News and Opinion from Sisters, Oregon

Under the Volcano

Yesterday, encouraged by the bluest skies, I bravely opened the door to our shop. Our shop, where I like to futz and putter and try to make things, or fix things, or think about things, had become a desultory crypt of neglect.

That's my fault. It's been something of a challenging winter thus far, as you may have noticed, and I've tried to conserve and focus my energies on more pressing concerns, which means that sometimes, more often that I would like to admit, I've tromped through the snow, opened the shop door, tossed something in, and then closed the door.

But there it was: a big, dark, yawning disaster of disorganization. Fuel cans, battery chargers, scraps of lumber, piles of hunting gear, tools in all the wrong places, a landfill of my own making. And now it was staring back at me, punctuated by the grating irritation of the talk radio I leave on inside because I believe - with zero scientific evidence - that mice are united in their hatred of The Lars Larson Show, and will seek other accommodations.

So I went to work. And for some reason - probably because our own volcanic peaks were standing up so perfectly in the rarified sunlight - I started thinking about Malcolm Lowry's excellent novel, "Under the Volcano."

If you've not read it, the book follows the last day on earth of a British diplomat in the town of Quauhnahuac, Mexico. It is a difficult, sometimes sordid drama, and plays out to its tragic end under the quiet eyes of two ancient and enormous volcanoes.

The volcanoes are important to the story because they lend the perspective of time. They suggest durability, and wisdom - there is nothing happening below that they haven't seen before - and they are a reminder that the hard hunt for the longer truths often evades us down here, in our little shops and villages, as we scheme and muscle through the daily sturm und drang of an increasingly synthetic 21st century.

It was fitting enough, then, to think of that book while deciding why I actually need an entire drawer full of rusty pipe reamers, or how a box full of .280 Ackley handloads - missing for several months - ended up with a jar of wrecked paintbrushes, all buried under a pair of old hip-waders.

It was fitting, I think, because we live in the shadow our own geologic sentinels. Mountains that, when the sun is out and shining on all of that snowy transcendence, we can meditate on just long enough to experience the sublime frisson of our own impermanence.

That should - but mostly doesn't - spur us into a different way of thinking about things. It might even, in a best-case scenario, cause us to think differently about how we intend to manage ourselves during the Cold Civil War we are apparently descending into.

We can learn a lot from just looking up. There is an old story of a Japanese water colorist who sat outside each morning, staring through the mists at a mountain across the valley. He did this every morning for decades before he ever tried to paint it. And when he finally did paint the mountain, it was a masterpiece finished in minutes. Or so the story goes, and the larger part of me wants very much to believe it is true.

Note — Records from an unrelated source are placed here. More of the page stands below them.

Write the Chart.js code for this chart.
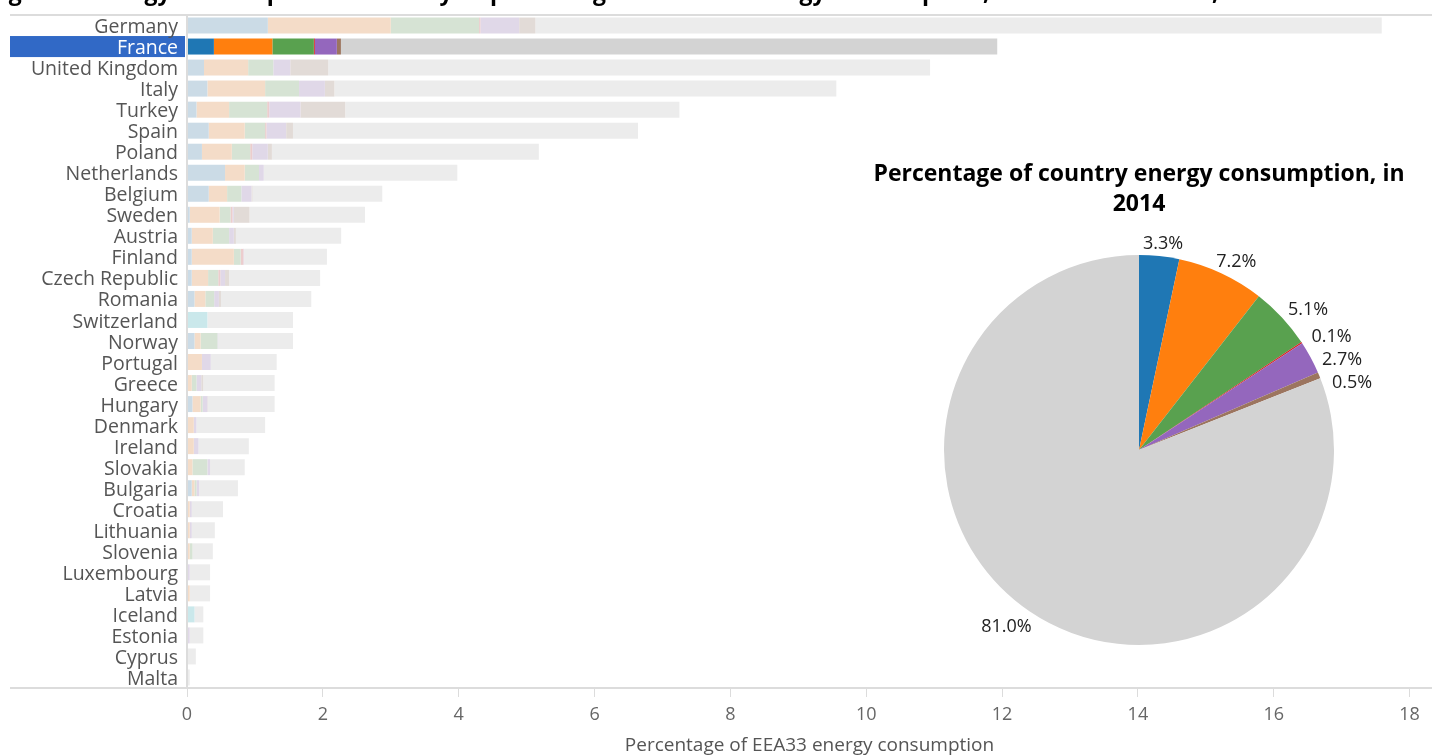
<!DOCTYPE html>
<html>
<head>
<meta charset="utf-8">
<script src="https://cdn.jsdelivr.net/npm/chart.js@4.4.1/dist/chart.umd.min.js"></script>
<style>
    html, body { margin: 0; padding: 0; background: #fff; }
    #wrap { position: relative; width: 1432px; height: 756px; overflow: hidden; }
    #bars { position: absolute; left: 0; top: 0; width: 1432px; height: 756px; }
    #pie { position: absolute; left: 839px; top: 140px; width: 600px; height: 515px; }
</style>
</head>
<body>
<div id="wrap">
    <canvas id="bars" width="1432" height="756"></canvas>
    <canvas id="pie" width="600" height="515"></canvas>
</div>
<script>
/**
 * Countries, largest first.
 */
const countries = [
    'Germany', 'France', 'United Kingdom', 'Italy', 'Turkey', 'Spain', 'Poland', 'Netherlands',
    'Belgium', 'Sweden', 'Austria', 'Finland', 'Czech Republic', 'Romania', 'Switzerland', 'Norway',
    'Portugal', 'Greece', 'Hungary', 'Denmark', 'Ireland', 'Slovakia', 'Bulgaria', 'Croatia',
    'Lithuania', 'Slovenia', 'Luxembourg', 'Latvia', 'Iceland', 'Estonia', 'Cyprus', 'Malta'
];

/**
 * The highlighted country, shown in the pie.
 */
const selectedCountry = 'France';
const pieYear = 2014;

/**
 * Share of EEA33 energy consumption (%), one array per part of the bar.
 */
const part1 = [1.19, 0.396, 0.25, 0.30, 0.14, 0.32, 0.22, 0.56, 0.32, 0.04, 0.07, 0.07, 0.07, 0.11, 0, 0.11,
    0, 0, 0.08, 0, 0, 0, 0.07, 0, 0, 0, 0, 0, 0, 0, 0, 0];
const part2 = [1.81, 0.861, 0.65, 0.85, 0.48, 0.53, 0.44, 0.29, 0.27, 0.44, 0.31, 0.62, 0.24, 0.16, 0, 0.09,
    0.22, 0.07, 0.12, 0.10, 0.10, 0.08, 0.04, 0.04, 0.04, 0.04, 0, 0.04, 0, 0, 0, 0];
const part3 = [1.30, 0.611, 0.37, 0.50, 0.56, 0.30, 0.27, 0.21, 0.21, 0.16, 0.24, 0.10, 0.15, 0.13, 0, 0.25,
    0, 0.07, 0.03, 0, 0, 0.22, 0.03, 0, 0, 0.04, 0, 0, 0, 0, 0, 0];
const part4 = [0.02, 0.014, 0, 0, 0.03, 0.02, 0.03, 0, 0, 0.03, 0, 0.04, 0.03, 0, 0, 0,
    0, 0, 0, 0, 0, 0, 0, 0, 0, 0, 0, 0, 0, 0, 0, 0];
const part5 = [0.57, 0.324, 0.25, 0.38, 0.46, 0.29, 0.23, 0.07, 0.15, 0.02, 0.07, 0.01, 0.07, 0.07, 0, 0.01,
    0.13, 0.07, 0.07, 0.04, 0.07, 0.04, 0.04, 0.03, 0.03, 0, 0.04, 0, 0, 0.04, 0, 0];
const part6 = [0.24, 0.06, 0.56, 0.14, 0.66, 0.10, 0.06, 0, 0.015, 0.23, 0.03, 0, 0.06, 0.03, 0, 0,
    0, 0.03, 0.01, 0, 0, 0, 0, 0, 0, 0, 0, 0, 0, 0, 0, 0];
const part7 = [0, 0, 0, 0, 0, 0, 0, 0, 0, 0, 0, 0, 0, 0, 0.30, 0,
    0, 0, 0, 0, 0, 0, 0, 0, 0, 0, 0, 0, 0.11, 0, 0, 0];
const rest = [12.46, 9.663, 8.86, 7.39, 4.92, 5.08, 3.93, 2.85, 1.91, 1.70, 1.55, 1.22, 1.34, 1.33, 1.26, 1.10,
    0.97, 1.05, 0.98, 1.01, 0.74, 0.51, 0.57, 0.46, 0.34, 0.30, 0.30, 0.30, 0.13, 0.20, 0.13, 0.04];

const partNames = ['Part 1', 'Part 2', 'Part 3', 'Part 4', 'Part 5', 'Part 6', 'Part 7', 'Other'];
const partValues = [part1, part2, part3, part4, part5, part6, part7, rest];
const partColors = ['#1f77b4', '#ff7f0e', '#59a14f', '#d62728', '#9467bd', '#9c755f', '#17becf', '#d3d3d3'];

const xTicks = [0, 2, 4, 6, 8, 10, 12, 14, 16, 18];
const xMax = 18.33;

const FONT = "'Open Sans', sans-serif";
Chart.defaults.font.family = FONT;

/**
 * Washed out version of a colour, for the countries that are not selected.
 */
function fade(hex) {
    const n = parseInt(hex.slice(1), 16);
    const mix = c => Math.round(c * 0.18 + 241 * 0.82);
    return `rgb(${mix(n >> 16)}, ${mix((n >> 8) & 255)}, ${mix(n & 255)})`;
}

const selectedIndex = countries.indexOf(selectedCountry);

/**
 * Frame lines, the highlight behind the selected label and the (cut) figure title.
 */
const framePlugin = {
    id: 'frame',
    beforeDraw(chart) {
        const {ctx, chartArea} = chart;
        const yScale = chart.scales.y;
        const band = (yScale.bottom - yScale.top) / countries.length;
        const yc = yScale.getPixelForValue(selectedIndex);
        ctx.save();
        ctx.fillStyle = '#3169c6';
        ctx.fillRect(10, yc - band / 2, chartArea.left - 12, band);
        ctx.restore();
    },
    afterDraw(chart) {
        const {ctx, chartArea, width} = chart;
        ctx.save();
        ctx.strokeStyle = '#dcdcdc';
        ctx.lineWidth = 2;
        ctx.beginPath();
        ctx.moveTo(10, chartArea.top);
        ctx.lineTo(width, chartArea.top);
        ctx.moveTo(10, chartArea.bottom);
        ctx.lineTo(width, chartArea.bottom);
        ctx.moveTo(chartArea.left, chartArea.top);
        ctx.lineTo(chartArea.left, chartArea.bottom);
        ctx.stroke();

        ctx.fillStyle = '#000';
        ctx.font = `bold 23px ${FONT}`;
        ctx.textBaseline = 'alphabetic';
        ctx.textAlign = 'left';
        ctx.fillText('Figure 1: Energy consumption of country as percentage of the EEA energy consumption, all EEA33 countries, ' + pieYear, -11, 0);
        ctx.restore();
    }
};

new Chart(document.getElementById('bars'), {
    type: 'bar',
    data: {
        labels: countries,
        datasets: partValues.map((values, i) => ({
            label: partNames[i],
            data: values,
            backgroundColor: countries.map((c, j) => j === selectedIndex ? partColors[i] : fade(partColors[i])),
            borderWidth: 0,
            barPercentage: 0.76,
            categoryPercentage: 1
        }))
    },
    options: {
        indexAxis: 'y',
        responsive: false,
        animation: false,
        layout: {padding: {top: 15, left: 10, right: 0, bottom: 0}},
        plugins: {legend: {display: false}, tooltip: {enabled: false}},
        scales: {
            x: {
                stacked: true,
                min: 0,
                max: xMax,
                afterBuildTicks(scale) {
                    scale.ticks = xTicks.map(v => ({value: v}));
                },
                afterFit(scale) {
                    scale.height = 68;
                    scale.paddingLeft = 0;
                    scale.paddingRight = 0;
                },
                grid: {drawOnChartArea: false, drawTicks: true, tickLength: 9, color: '#dcdcdc'},
                border: {display: false},
                ticks: {font: {size: 18}, color: '#666', padding: 7, maxRotation: 0},
                title: {
                    display: true,
                    text: 'Percentage of EEA33 energy consumption',
                    font: {size: 19, lineHeight: 1.1},
                    color: '#555',
                    padding: {top: 0, bottom: 0}
                }
            },
            y: {
                stacked: true,
                afterFit(scale) {
                    scale.width = 177;
                    scale.paddingTop = 0;
                    scale.paddingBottom = 0;
                },
                grid: {display: false, drawTicks: false},
                border: {display: false},
                ticks: {
                    autoSkip: false,
                    padding: 9,
                    labelOffset: 2,
                    font: {size: 19.5},
                    color: ctx => ctx.index === selectedIndex ? '#fff' : '#555'
                }
            }
        }
    },
    plugins: [framePlugin]
});

/**
 * Percent labels round the pie, pushed down where they would overlap.
 */
const pieLabelPlugin = {
    id: 'pieLabels',
    afterDatasetsDraw(chart) {
        const {ctx} = chart;
        const meta = chart.getDatasetMeta(0);
        const values = chart.data.datasets[0].data;
        const total = values.reduce((a, b) => a + b, 0);
        ctx.save();
        ctx.font = `18px ${FONT}`;
        ctx.fillStyle = '#222';
        ctx.textAlign = 'center';
        ctx.textBaseline = 'middle';
        let prev = null;
        meta.data.forEach((arc, i) => {
            if (!values[i]) return;
            const text = (values[i] / total * 100).toFixed(1) + '%';
            const mid = (arc.startAngle + arc.endAngle) / 2;
            const dx = Math.cos(mid), dy = Math.sin(mid);
            const halfW = ctx.measureText(text).width / 2;
            const r = arc.outerRadius * 1.08;
            const x = arc.x + dx * r + halfW * dx;
            let y = arc.y + dy * r + 3;
            if (prev && dx > 0 && prev.dx > 0 && Math.abs(x - prev.x) < halfW * 2 + 4 && y - prev.y < 23) {
                y = prev.y + 23;
            }
            ctx.fillText(text, x, y);
            prev = {x, y, dx};
        });
        ctx.restore();
    }
};

new Chart(document.getElementById('pie'), {
    type: 'pie',
    data: {
        labels: partNames,
        datasets: [{
            data: partValues.map(values => values[selectedIndex]),
            backgroundColor: partColors,
            borderWidth: 0
        }]
    },
    options: {
        responsive: false,
        animation: false,
        layout: {padding: {top: 0, bottom: 10, left: 0, right: 0}},
        plugins: {
            legend: {display: false},
            tooltip: {enabled: false},
            title: {
                display: true,
                text: ['Percentage of country energy consumption, in', String(pieYear)],
                color: '#000',
                font: {size: 23, weight: 'bold', lineHeight: 30 / 23},
                padding: {top: 19, bottom: 36}
            }
        }
    },
    plugins: [pieLabelPlugin]
});
</script>
</body>
</html>
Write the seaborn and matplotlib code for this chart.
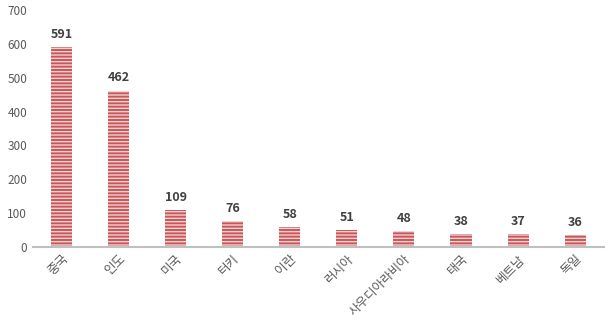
import matplotlib
matplotlib.use("Agg")
import matplotlib.pyplot as plt
import seaborn as sns
import pandas as pd

countries = ["중국", "인도", "미국", "터키", "이란", "러시아", "사우디아라비아", "태국", "베트남", "독일"]
values = [591, 462, 109, 76, 58, 51, 48, 38, 37, 36]
yticks = [0, 100, 200, 300, 400, 500, 600, 700]

sns.set_theme(style="white")
plt.rcParams['font.family'] = ['Noto Sans CJK KR', 'DejaVu Sans']
plt.rcParams['hatch.linewidth'] = 1.0

df = pd.DataFrame({"country": countries, "value": values})

fig = plt.figure(figsize=(6.08, 3.35), dpi=100)
ax = fig.add_axes([0.054, 0.263, 0.939, 0.707])

sns.barplot(data=df, x="country", y="value", color="#C9575A", width=0.37,
            ax=ax, saturation=1)
for p in ax.patches:
    p.set_hatch("-----")
    p.set_edgecolor("#F3D2D2")
    p.set_linewidth(0)

for i, v in enumerate(values):
    ax.text(i, v + 18, str(v), ha="center", va="bottom", fontsize=9,
            fontweight="bold", color="#404040")

ax.set_ylim(0, 700)
ax.set_xlim(-0.5, 9.5)
ax.set_yticks(yticks)
ax.set_yticklabels([str(t) for t in yticks], fontsize=8.5, color="#595959")
ax.set_xticks(range(len(countries)))
ax.set_xticklabels(countries, rotation=45, ha="right", rotation_mode="anchor",
                   fontsize=9, color="#595959")
ax.tick_params(axis="both", length=0, pad=4)
ax.set_xlabel("")
ax.set_ylabel("")
for s in ["top", "right", "left"]:
    ax.spines[s].set_visible(False)
ax.spines["bottom"].set_color("#BFBFBF")
ax.spines["bottom"].set_linewidth(1.5)

fig.savefig("out.png", dpi=100)
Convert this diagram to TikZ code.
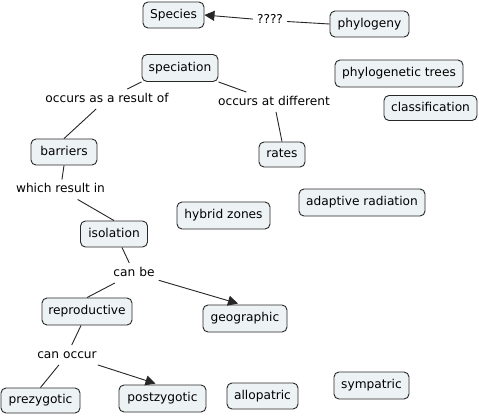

True or not, it was not the story in our shop. Some part of me toyed with the idea of just staring through the mist of the mess a little longer, on the outside chance it would organize itself, and that the great invisible Lord of the Volcanic Cascades would somehow find pleasure with my conviction. But I don't have those kinds of powers, or whatever that magic is called, and so it was back to unraveling the mystery of how, over the years, I have managed to collect so many combination locks, without recording - anywhere - the combinations, and why they were all in an old ammo can marked: Tape and Glue.

The volcanoes in Lowry's book are monoliths. They are the Romantics' notion of negative capability. They say everything by saying nothing. As do our own. They aren't even noticeably bemused by the strange and grinding duplicities we put on display each day, and that we seem to be insisting on. They just watch. And listen.

It occurred to me, as I performed a kind of kabuki dance with the ponderously heavy and awkward bag containing our wall tent, grotesquely dragging it from one corner of the shop to another, that the vows of silence adopted by various religious orders are increasingly understandable.

What, really, is there to say?

Walt Whitman, who was ahead of most curves in life, wrote about an alternative, and offered a kind of salve for the sharpened dilemmas of modern duplicity that keep stabbing me in the side. He wrote: "Do I contradict myself? Very well then I contradict myself. I am large, I contain multitudes." So that's another way to go, if we can keep our multitudes honest. I don't know if we can. For certain, the mountains won't care one way or the other.

In the meantime, down here under the mountains, I was able to get the shop arranged in some kind of working order. It took some effort, and discipline, but I persevered to inject some logic back into the equation. And that kind of work is always its own reward. But this morning, naturally, in a rush to be somewhere else, and forgetting everything I had so laboriously learned, I opened the door, tossed in a bag of ice melt, and abruptly closed the door again.